C’è una nomina che agita il governo. Non è destinata a mutare gli equilibri in qualche importante società di stato, piuttosto serve a mantenere un controllo su uno degli organi giudiziari più rilevanti del paese: la procura generale di Roma. Ufficialmente il governo non dovrebbe interferire, ma il desiderio di occupare posti strategici all’interno delle istituzioni, anche dentro la magistratura, prevale su tutto.

Nell’ossessione dell’esecutivo per i servizi di sicurezza rientra anche poter contare su persone di fiducia nella procura generale, organo che autorizza le intercettazioni preventive: strumento da maneggiare con cura, in mano agli apparati di sicurezza, la cui autorità delegata è il sottosegretario alla presidenza del Consiglio, l’ex magistrato Alfredo Mantovano.

Il potente sottosegretario di cui Giorgia Meloni si fida ciecamente non è nuovo a operazioni sotterranee per dare l’assalto all’intelligence. Domani aveva anticipato l’intenzione di premiare Elisabetta Belloni, capo del Dis (Dipartimento informazioni per la sicurezza), spostandola nel ruolo di consigliere diplomatico a palazzo Chigi al posto di Francesco Talò, dimessosi dopo la burla telefonica dei due comici russi, molto abili nell’ottenere un appuntamento telefonico, camuffati da leader africano, con la presidente del Consiglio con la quale hanno parlato di guerra e politica.

Più che un premio per Belloni, però, la manovra di Mantovano sarebbe servita a liberare la casella del Dis, da riempire con una persona di assoluta fiducia. Ora la partita per la nomina del procuratore generale di Roma.

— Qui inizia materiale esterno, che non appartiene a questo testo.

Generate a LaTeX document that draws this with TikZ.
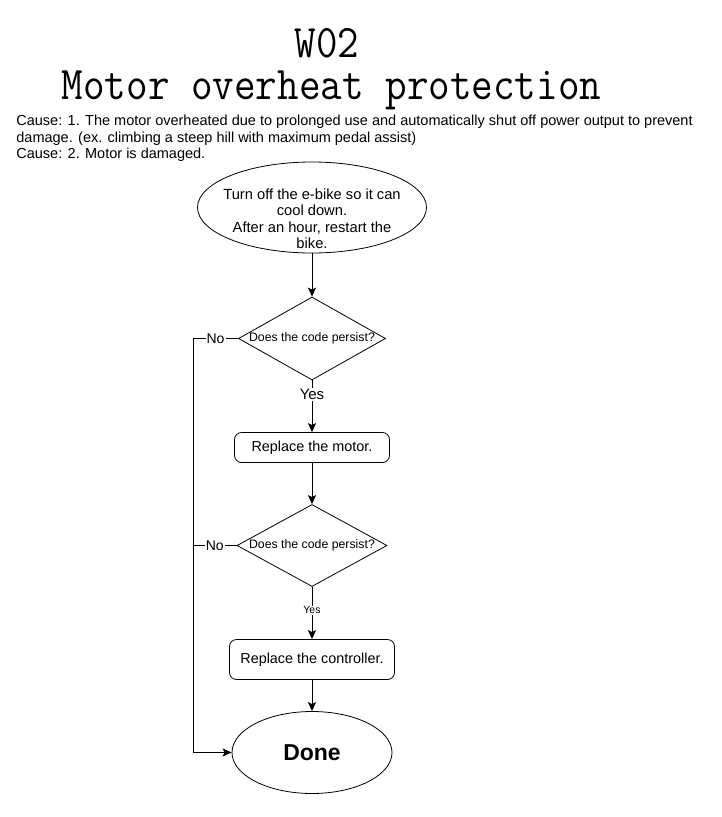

Partita che Mantovano sta conducendo in silenzio sfruttando le sue relazioni all’interno del Consiglio superiore della magistratura frutto della sua appartenenza al Centro studi Livatino, una sorta di pensatoio del cattolicesimo tradizionalista, contrario a qualunque forma di estensione dei diritti alle famiglie che non siano quelle naturali, ostile all’aborto e a una legge sul fine vita.

Amato diavolo

Ed ecco che la battaglia sul suicidio assistito diventa fattore determinante nella corsa a procuratore generale. Il più quotato tra i candidati è Giuseppe Amato, attuale capo della procura di Bologna, battuto per un pelo da Nicola Gratteri nella sfida per la procura di Napoli. Amato è un magistrato che in carriera ha mantenuto sempre buoni rapporti con la politica.

Piace a un pezzo di centrosinistra e a destra, con Matteo Salvini in testa seguito da Forza Italia. È considerato un moderato, fa parte della corrente di Unicost, i centristi delle toghe. Peraltro è un procuratore che non ama i riflettori, gli uffici che ha diretto hanno sempre tenuto un profilo basso.

Chi ha lavorato con lui lo descrive come un capo che ha fatto della prudenza investigativa il faro della propria carriera. Tuttavia su di lui, confermano fonti qualificate di Chigi, c’è il veto di Mantovano. Già è anomalo che la maggioranza intervenga, seppure sotto traccia, negli incarichi direttivi delle procure.

Ma in questo caso assume contorni ancor più surreali per la motivazione dell’astio del fedelissimo di Meloni nei confronti di Amato: lo scorso febbraio il procuratore di Bologna ha archiviato l’indagine su Marco Cappato e due donne dell’associazione Luca Coscioni che si erano autodenunciati per aver portato una signora di 89 anni, malata di Parkinson, a morire in Svizzera. Per i cattolici tradizionalisti è una decisione vergognosa sulla quale c’è la firma di Amato.

L’amica

L’elenco dei contendenti per la poltrona del procuratore generale è lungo. I più in vista, partendo dalla corrente di sinistra (Area - Md), sono Antonio Maruccia e Michele Prestipino, attuale aggiunto a Roma.

Per Unicost c’è Amato e c’era Mario Pinelli, che nel frattempo ha battuto il candidato di sinistra per la procura generale a Genova. Gli altri papabili sono tutti di Magistratura indipendente: Antonio Patrono, procuratore di La Spezia, Maria Vittoria De Simone, procuratrice aggiunta della procura nazionale antimafia, Giulio Romano (già sostituto procuratore di Cassazione) e Nicola Lettieri, pure lui con esperienza nella procura generale di Cassazione.

A fare una prima scrematura delle nomine sarà la quinta commissione del Consiglio superiore della magistratura. Nella commissione che si occupa di incarichi direttivi c’è Daniela Bianchini, membro laico del Csm: avvocata, componente del Centro studi Livatino e docente a contratto di Diritto di famiglia. A volerla dentro l’organo di autogoverno delle toghe è stato Mantovano, che ora conta su di lei per boicottare la nomina di Amato a procuratore generale di Roma e sfidare così i suoi alleati di governo.